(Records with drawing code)
+ + + + + + +

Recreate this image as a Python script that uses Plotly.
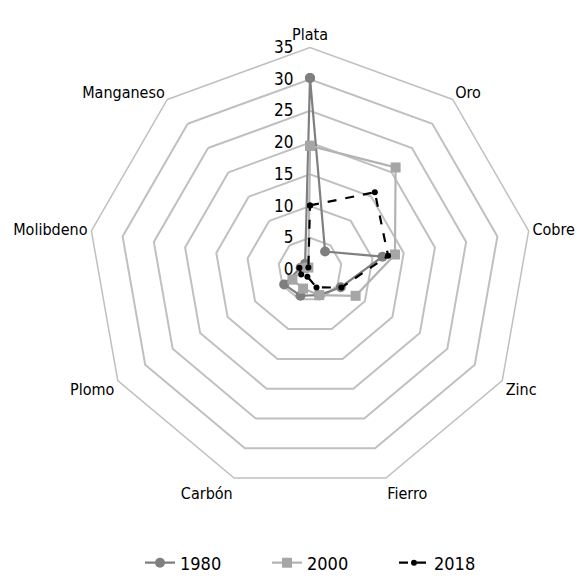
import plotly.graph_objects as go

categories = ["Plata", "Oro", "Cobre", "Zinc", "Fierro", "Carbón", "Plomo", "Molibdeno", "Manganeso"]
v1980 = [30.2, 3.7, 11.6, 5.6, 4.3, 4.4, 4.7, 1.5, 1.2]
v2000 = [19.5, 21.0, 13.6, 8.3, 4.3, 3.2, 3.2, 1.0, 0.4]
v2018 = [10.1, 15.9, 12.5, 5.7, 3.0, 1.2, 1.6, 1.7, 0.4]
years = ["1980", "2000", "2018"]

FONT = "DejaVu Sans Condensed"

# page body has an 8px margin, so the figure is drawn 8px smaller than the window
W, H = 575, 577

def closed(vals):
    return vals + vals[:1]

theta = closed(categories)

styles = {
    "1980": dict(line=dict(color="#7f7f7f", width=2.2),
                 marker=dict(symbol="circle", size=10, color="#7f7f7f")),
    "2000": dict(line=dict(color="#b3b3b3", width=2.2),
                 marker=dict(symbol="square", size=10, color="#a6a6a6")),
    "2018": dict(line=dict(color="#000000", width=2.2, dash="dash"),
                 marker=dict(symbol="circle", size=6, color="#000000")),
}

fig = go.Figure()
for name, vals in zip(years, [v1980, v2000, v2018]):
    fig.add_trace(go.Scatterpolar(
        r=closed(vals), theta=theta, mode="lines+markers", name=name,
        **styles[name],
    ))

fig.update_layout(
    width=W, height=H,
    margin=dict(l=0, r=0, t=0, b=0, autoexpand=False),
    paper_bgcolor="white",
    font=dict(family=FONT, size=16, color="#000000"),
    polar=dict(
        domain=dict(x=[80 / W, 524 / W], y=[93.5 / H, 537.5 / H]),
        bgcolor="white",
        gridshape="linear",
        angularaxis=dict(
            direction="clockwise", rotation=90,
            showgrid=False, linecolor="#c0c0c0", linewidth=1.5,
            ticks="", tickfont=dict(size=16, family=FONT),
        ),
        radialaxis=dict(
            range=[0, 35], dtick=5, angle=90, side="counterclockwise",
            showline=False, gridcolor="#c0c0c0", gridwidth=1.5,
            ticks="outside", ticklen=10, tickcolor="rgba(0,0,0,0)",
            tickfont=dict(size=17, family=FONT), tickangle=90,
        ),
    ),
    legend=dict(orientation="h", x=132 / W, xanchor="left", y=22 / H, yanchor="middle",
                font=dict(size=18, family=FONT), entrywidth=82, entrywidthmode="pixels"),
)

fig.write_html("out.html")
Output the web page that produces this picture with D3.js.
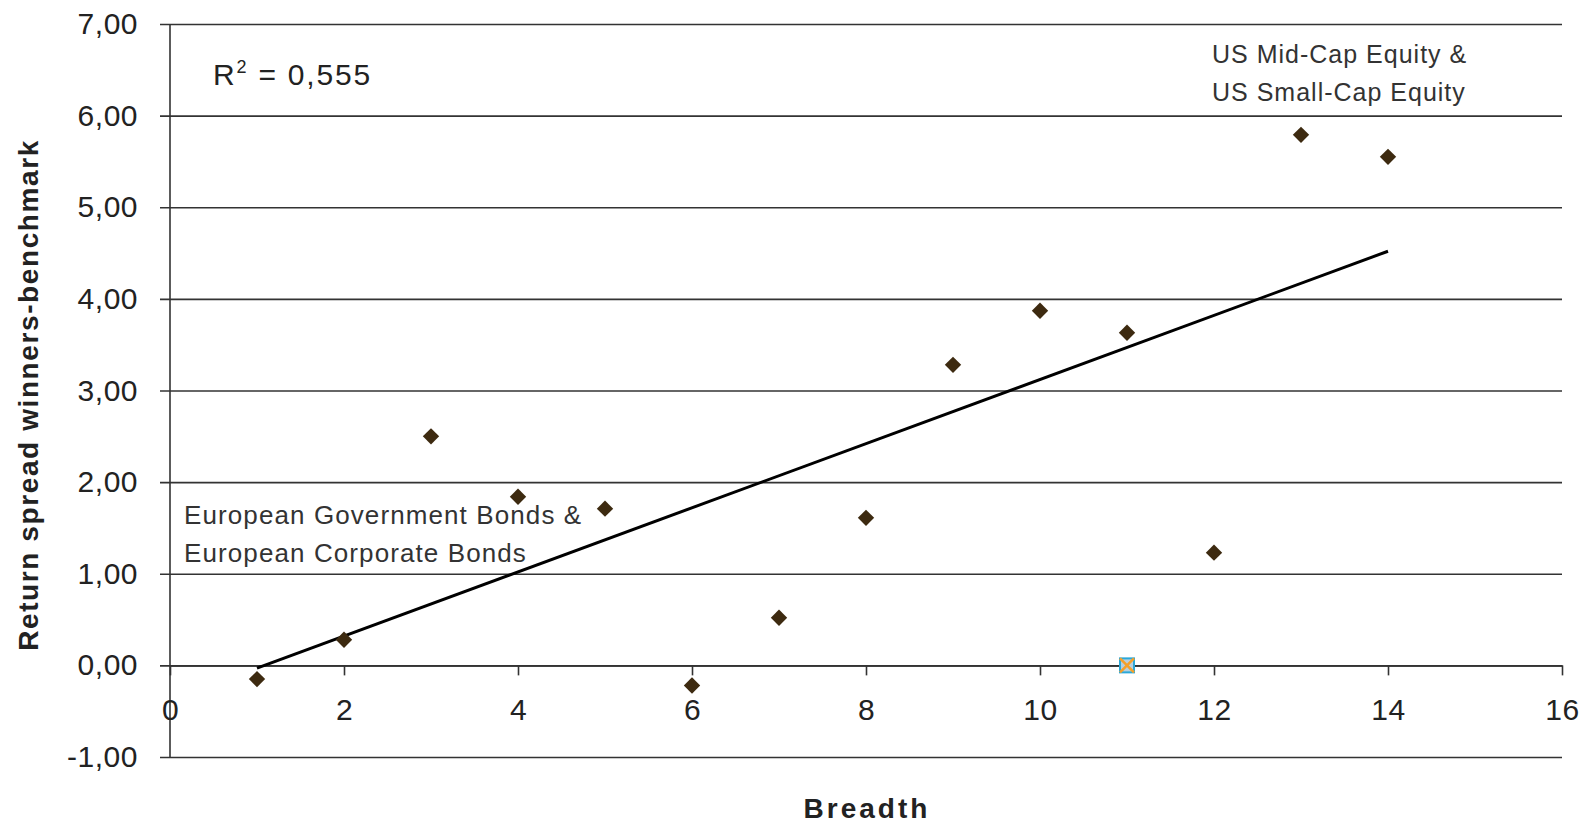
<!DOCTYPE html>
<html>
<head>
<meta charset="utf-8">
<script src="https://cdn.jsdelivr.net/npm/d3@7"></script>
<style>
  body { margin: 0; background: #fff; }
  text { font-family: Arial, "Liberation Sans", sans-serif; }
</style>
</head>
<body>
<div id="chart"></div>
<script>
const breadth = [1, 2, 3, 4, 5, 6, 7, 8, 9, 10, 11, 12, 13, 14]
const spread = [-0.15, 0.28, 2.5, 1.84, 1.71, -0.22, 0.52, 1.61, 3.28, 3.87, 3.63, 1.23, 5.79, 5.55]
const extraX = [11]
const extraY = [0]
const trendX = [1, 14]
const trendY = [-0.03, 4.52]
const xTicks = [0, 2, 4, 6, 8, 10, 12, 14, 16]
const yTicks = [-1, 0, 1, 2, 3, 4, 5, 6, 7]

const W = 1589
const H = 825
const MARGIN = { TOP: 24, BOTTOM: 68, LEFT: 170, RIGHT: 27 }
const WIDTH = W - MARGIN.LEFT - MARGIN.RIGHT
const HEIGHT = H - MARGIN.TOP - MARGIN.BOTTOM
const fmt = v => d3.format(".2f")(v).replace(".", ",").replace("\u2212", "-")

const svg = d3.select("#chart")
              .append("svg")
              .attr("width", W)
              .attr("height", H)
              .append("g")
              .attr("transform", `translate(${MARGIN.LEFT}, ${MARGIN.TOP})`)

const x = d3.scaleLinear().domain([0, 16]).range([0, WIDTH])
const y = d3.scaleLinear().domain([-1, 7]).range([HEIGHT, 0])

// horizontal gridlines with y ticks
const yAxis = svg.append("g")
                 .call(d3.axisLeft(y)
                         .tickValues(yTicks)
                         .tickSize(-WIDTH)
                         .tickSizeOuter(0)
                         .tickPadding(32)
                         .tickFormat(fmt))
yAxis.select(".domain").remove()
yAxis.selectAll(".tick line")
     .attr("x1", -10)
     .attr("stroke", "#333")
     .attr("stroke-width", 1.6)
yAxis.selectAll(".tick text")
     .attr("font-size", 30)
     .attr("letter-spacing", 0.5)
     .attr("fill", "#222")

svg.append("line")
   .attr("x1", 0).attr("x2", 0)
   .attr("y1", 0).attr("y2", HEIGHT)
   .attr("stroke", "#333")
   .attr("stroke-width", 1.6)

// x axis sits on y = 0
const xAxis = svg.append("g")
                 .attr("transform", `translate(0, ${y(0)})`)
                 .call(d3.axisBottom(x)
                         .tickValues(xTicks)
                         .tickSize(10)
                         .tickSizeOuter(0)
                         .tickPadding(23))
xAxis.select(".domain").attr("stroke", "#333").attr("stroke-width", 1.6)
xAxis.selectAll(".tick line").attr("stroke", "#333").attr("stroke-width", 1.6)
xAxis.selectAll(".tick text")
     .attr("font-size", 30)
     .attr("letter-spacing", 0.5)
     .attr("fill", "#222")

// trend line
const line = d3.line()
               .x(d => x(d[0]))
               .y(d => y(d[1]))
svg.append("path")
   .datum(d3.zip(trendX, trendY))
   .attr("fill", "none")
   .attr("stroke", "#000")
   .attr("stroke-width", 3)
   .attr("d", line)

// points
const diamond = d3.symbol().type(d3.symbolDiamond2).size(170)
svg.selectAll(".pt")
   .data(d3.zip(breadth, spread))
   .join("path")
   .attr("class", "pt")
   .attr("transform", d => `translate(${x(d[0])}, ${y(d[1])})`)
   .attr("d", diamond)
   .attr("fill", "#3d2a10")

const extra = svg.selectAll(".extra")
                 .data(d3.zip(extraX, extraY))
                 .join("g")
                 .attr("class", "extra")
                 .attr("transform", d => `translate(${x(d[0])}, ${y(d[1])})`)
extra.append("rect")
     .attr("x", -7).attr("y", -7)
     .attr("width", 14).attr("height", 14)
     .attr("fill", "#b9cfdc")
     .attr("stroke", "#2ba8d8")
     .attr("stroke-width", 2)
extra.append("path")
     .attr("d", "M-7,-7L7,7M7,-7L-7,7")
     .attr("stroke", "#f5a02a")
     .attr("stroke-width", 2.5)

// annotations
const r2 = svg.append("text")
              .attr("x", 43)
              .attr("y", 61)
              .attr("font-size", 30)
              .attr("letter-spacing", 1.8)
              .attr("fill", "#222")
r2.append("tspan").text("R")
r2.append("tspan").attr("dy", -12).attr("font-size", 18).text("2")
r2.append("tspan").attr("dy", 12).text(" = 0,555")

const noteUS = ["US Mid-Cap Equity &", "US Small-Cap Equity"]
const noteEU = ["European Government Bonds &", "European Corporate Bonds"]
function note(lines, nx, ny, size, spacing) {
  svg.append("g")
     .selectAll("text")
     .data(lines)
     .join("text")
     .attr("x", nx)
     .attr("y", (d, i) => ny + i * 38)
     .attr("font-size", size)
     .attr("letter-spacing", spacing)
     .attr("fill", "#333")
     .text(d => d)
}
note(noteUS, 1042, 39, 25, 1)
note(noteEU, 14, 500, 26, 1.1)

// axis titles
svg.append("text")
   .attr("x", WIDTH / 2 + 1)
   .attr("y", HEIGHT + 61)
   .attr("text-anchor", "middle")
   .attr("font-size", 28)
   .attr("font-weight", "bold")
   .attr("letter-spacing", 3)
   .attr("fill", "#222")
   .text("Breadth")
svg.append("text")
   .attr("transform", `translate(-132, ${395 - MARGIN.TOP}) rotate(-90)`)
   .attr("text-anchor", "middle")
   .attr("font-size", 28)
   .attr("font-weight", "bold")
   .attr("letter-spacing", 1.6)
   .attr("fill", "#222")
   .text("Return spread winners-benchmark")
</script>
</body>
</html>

+ + + + + + +

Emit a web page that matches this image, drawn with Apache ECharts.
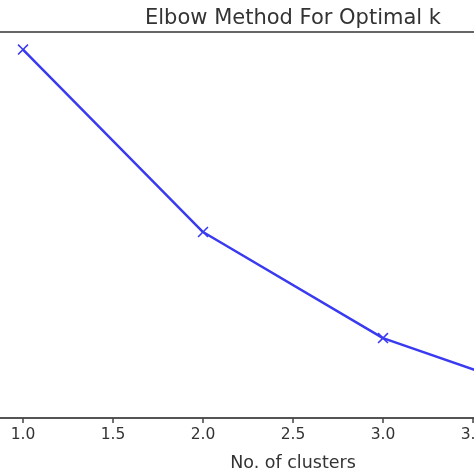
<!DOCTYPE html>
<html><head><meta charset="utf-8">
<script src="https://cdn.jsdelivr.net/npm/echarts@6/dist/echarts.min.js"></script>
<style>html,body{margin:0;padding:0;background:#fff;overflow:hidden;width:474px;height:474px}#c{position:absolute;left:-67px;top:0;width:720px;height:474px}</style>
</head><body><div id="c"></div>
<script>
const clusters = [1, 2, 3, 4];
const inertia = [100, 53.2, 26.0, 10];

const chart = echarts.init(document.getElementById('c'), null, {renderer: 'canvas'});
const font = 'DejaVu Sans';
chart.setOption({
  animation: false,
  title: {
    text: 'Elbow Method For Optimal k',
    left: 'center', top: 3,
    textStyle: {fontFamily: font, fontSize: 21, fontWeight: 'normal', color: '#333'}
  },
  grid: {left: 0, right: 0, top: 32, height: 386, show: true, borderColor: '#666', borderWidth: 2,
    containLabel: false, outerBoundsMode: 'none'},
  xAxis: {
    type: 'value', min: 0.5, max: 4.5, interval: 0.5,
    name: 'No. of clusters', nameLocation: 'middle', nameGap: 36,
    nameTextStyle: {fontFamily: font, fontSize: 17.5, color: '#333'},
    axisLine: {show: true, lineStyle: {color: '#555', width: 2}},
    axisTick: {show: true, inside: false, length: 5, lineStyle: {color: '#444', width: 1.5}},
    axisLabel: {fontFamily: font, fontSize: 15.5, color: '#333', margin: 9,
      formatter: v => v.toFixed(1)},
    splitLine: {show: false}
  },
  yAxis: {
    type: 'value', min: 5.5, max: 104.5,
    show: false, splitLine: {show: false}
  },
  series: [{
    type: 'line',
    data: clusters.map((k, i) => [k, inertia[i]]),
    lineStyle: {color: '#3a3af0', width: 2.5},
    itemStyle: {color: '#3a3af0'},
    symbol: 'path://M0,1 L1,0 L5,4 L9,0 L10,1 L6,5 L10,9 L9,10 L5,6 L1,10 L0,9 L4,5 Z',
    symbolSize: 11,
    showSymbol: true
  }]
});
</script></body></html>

+ + + + + + +

Work to complete:
Reproduce exactly the section that begins with the line containing "Output the web" and ends with the line containing "const fmt = v". Both boundary lines belong in the copy, but pictures do not.

Solution to this problem:
Output the web page that produces this picture with D3.js.
<!DOCTYPE html>
<html>
<head>
<meta charset="utf-8">
<script src="https://cdn.jsdelivr.net/npm/d3@7"></script>
<style>
  body { margin: 0; background: #fff; }
  text { font-family: Arial, "Liberation Sans", sans-serif; }
</style>
</head>
<body>
<div id="chart"></div>
<script>
const breadth = [1, 2, 3, 4, 5, 6, 7, 8, 9, 10, 11, 12, 13, 14]
const spread = [-0.15, 0.28, 2.5, 1.84, 1.71, -0.22, 0.52, 1.61, 3.28, 3.87, 3.63, 1.23, 5.79, 5.55]
const extraX = [11]
const extraY = [0]
const trendX = [1, 14]
const trendY = [-0.03, 4.52]
const xTicks = [0, 2, 4, 6, 8, 10, 12, 14, 16]
const yTicks = [-1, 0, 1, 2, 3, 4, 5, 6, 7]

const W = 1589
const H = 825
const MARGIN = { TOP: 24, BOTTOM: 68, LEFT: 170, RIGHT: 27 }
const WIDTH = W - MARGIN.LEFT - MARGIN.RIGHT
const HEIGHT = H - MARGIN.TOP - MARGIN.BOTTOM
const fmt = v => d3.format(".2f")(v).replace(".", ",").replace("\u2212", "-")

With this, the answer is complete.